Mr. Whitaker however argues, that, since I allow the man of sin to be the Pope: since the man of sin is said to oppose and exalt himself above every one that is called god or that is worshipped; and since the word, which St. Paul uses to express this opposition, is anticimenus: therefore, because the man of sin is anticimenus, or one that opposeth himself against all that is called god, he must be antichristus. This whole argument is founded on a misconception of the text. The gods, that the man of sin was to oppose, were mere earthly gods; in other words, kings and emperors. He was to oppose himself to every one that is called god, and to every thing august and venerable; to every sebasma, in allusion to sebastus or augustus the title of the Roman emperors. (See Bp. Newton's Dissert. on the man of sin.) Hence it is plain, that an opposition of this nature will not constitute the Pope Antichrist. Impiously as the Bishops of Rome have sat in the temple of God, shewing themselves that they are God, this has been done rather in conjunction with God, than in opposition to him. In the height of their profane madness they never thought of denying either the Father, or the Son; but rather affected to act by their commission and under their authority, considering themselves as a sort of God upon earth and claiming to be the sole vicars of Christ. In short, the prophecy respecting the man of sin has been exactly accomplished in the Popes: but St. John's definition of the liar or the Antichrist, whose spirit was even then in the world, is by no means applicable to the Popes; because their characteristic mark as a body was not a denial either of the Father or of the Son.

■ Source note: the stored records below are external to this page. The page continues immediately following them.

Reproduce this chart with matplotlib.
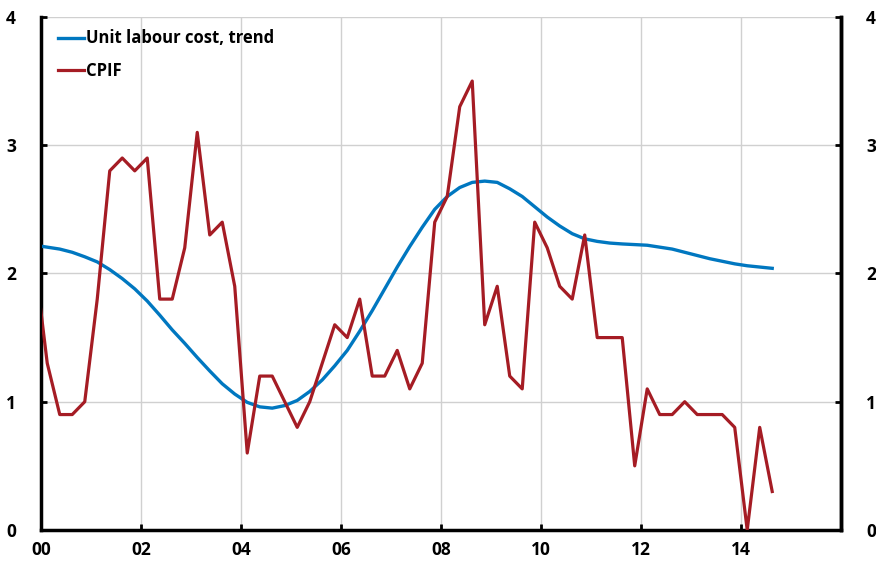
import numpy as np
import matplotlib.pyplot as plt

# quarterly data, plotted at mid-quarter; first point is 1999 Q4
quarters = 1999.875 + 0.25 * np.arange(60)

cpif = [2.1,
        1.3, 0.9, 0.9, 1.0, 1.8, 2.8, 2.9, 2.8, 2.9, 1.8,
        1.8, 2.2, 3.1, 2.3, 2.4, 1.9, 0.6, 1.2, 1.2, 1.0,
        0.8, 1.0, 1.3, 1.6, 1.5, 1.8, 1.2, 1.2, 1.4, 1.1,
        1.3, 2.4, 2.6, 3.3, 3.5, 1.6, 1.9, 1.2, 1.1, 2.4,
        2.2, 1.9, 1.8, 2.3, 1.5, 1.5, 1.5, 0.5, 1.1, 0.9,
        0.9, 1.0, 0.9, 0.9, 0.9, 0.8, 0.0, 0.8, 0.3]

ulc_trend = [2.22,
             2.205, 2.19, 2.165, 2.13, 2.09, 2.03, 1.96, 1.88, 1.785, 1.675,
             1.56, 1.455, 1.345, 1.24, 1.14, 1.06, 0.995, 0.96, 0.95, 0.97,
             1.01, 1.08, 1.17, 1.28, 1.40, 1.55, 1.71, 1.88, 2.05, 2.21,
             2.36, 2.50, 2.60, 2.67, 2.71, 2.72, 2.71, 2.66, 2.60, 2.52,
             2.44, 2.37, 2.31, 2.27, 2.25, 2.237, 2.23, 2.225, 2.22, 2.205,
             2.19, 2.165, 2.14, 2.115, 2.095, 2.075, 2.06, 2.05, 2.04]

xticks = list(range(2000, 2015, 2))
xlabels = ['00', '02', '04', '06', '08', '10', '12', '14']
yticks = [0, 1, 2, 3, 4]

blue = '#0077c0'
red = '#a51c24'

plt.rcParams['font.family'] = ['Open Sans', 'DejaVu Sans']
plt.rcParams['font.weight'] = 'bold'

fig = plt.figure(figsize=(8.76, 5.64), dpi=100)
ax = fig.add_axes([0.0468, 0.0603, 0.9132, 0.9097])

ax.plot(quarters, ulc_trend, color=blue, lw=2.4, label='Unit labour cost, trend',
        zorder=3, solid_joinstyle='round')
ax.plot(quarters, cpif, color=red, lw=2.3, label='CPIF', zorder=3)

ax.set_xlim(2000, 2016)
ax.set_ylim(0, 4)
ax.set_xticks(xticks)
ax.set_xticklabels(xlabels)
ax.set_yticks(yticks)
ax.set_xticks([2016], minor=True)

ax.grid(True, which='both', color='#d0d0d0', lw=1)
ax.set_axisbelow(True)

for s in ['left', 'bottom', 'right']:
    ax.spines[s].set_linewidth(2.5)
    ax.spines[s].set_color('black')
ax.spines['top'].set_visible(False)

ax.tick_params(axis='x', which='major', direction='in', length=4, width=2,
               pad=8, labelsize=12.5)
ax.tick_params(axis='x', which='minor', length=0)
ax.tick_params(axis='y', direction='in', length=4, width=2, pad=18, labelsize=12.5)

ax2 = ax.twinx()
ax2.set_ylim(0, 4)
ax2.set_yticks(yticks)
ax2.spines['top'].set_visible(False)
ax2.spines['right'].set_linewidth(2.5)
ax2.tick_params(axis='y', direction='in', length=4, width=2, pad=18, labelsize=12.5)

leg = ax.legend(loc='upper left', frameon=False, fontsize=12, handlelength=1.6,
                handletextpad=0.1, labelspacing=0.85, borderaxespad=0.6,
                bbox_to_anchor=(0.0, 1.008))
for t in leg.get_texts():
    t.set_fontweight('bold')

fig.savefig('out.png', dpi=100)
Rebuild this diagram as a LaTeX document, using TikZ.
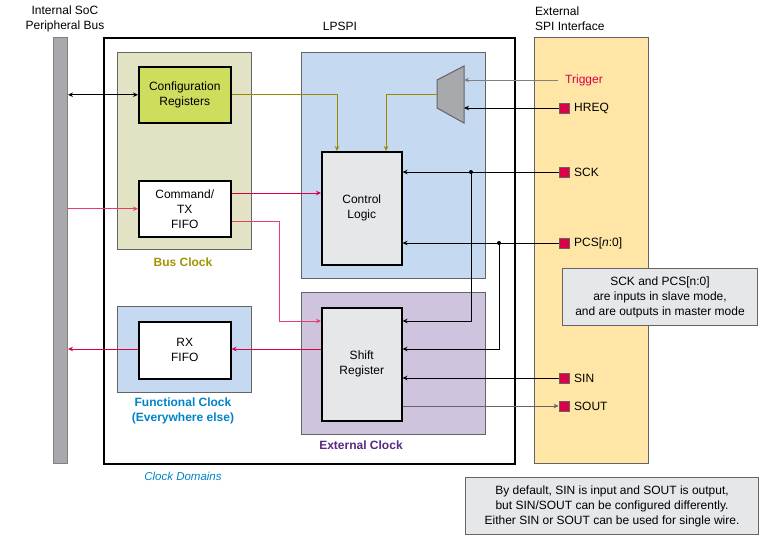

If indeed we chose arbitrarily to annex some other idea to the word Antichrist than St. John has taught us to annex to it, I have no objection in this sense to say that the Pope is an antichrist, because he has ever shewn himself a most notorious enemy to the pure religion of the Gospel: so likewise has Mohammed, who comes much nearer to the character of St. John's Antichrist than the Pope, though even be never denied the Messiahship of Jesus Christ. But, so long as I acknowledge the authority of the epistles of St. John, I must peremptorily deny that the Pope is the Antichrist: both because I am plainly taught, that the spirit of that liar was working even in the apostolical age, which the spirit of the Papacy was not; and because I am no less plainly taught, that, whenever the monster should be publicly revealed, he should be known by his denial of the Father and the Son.

Dr. Doddridge attempts to explain away this natural objection to the application of the character of Antichrist to the Pope; but in a manner, that to myself at least appears nothing better than a mere quibble. He says, that "Popery is an usurpation entirely inconsistent with a due bomage to Christ," and therefore that the Papacy is Antichrist. But what has this to do with an express denial of Christ? It is surely a most unsatisfactory answer to those, who as he himself observes" have argued, that the Pope cannot be Antichrist, because he confesses Christ, and that it must necessarily be some entirely opposing person or sect, and which does not bear the christian name." (Paraph. 1. John iv. 3.) As little satisfactory to me is Pyle's gloss. (Preface to 1 John.)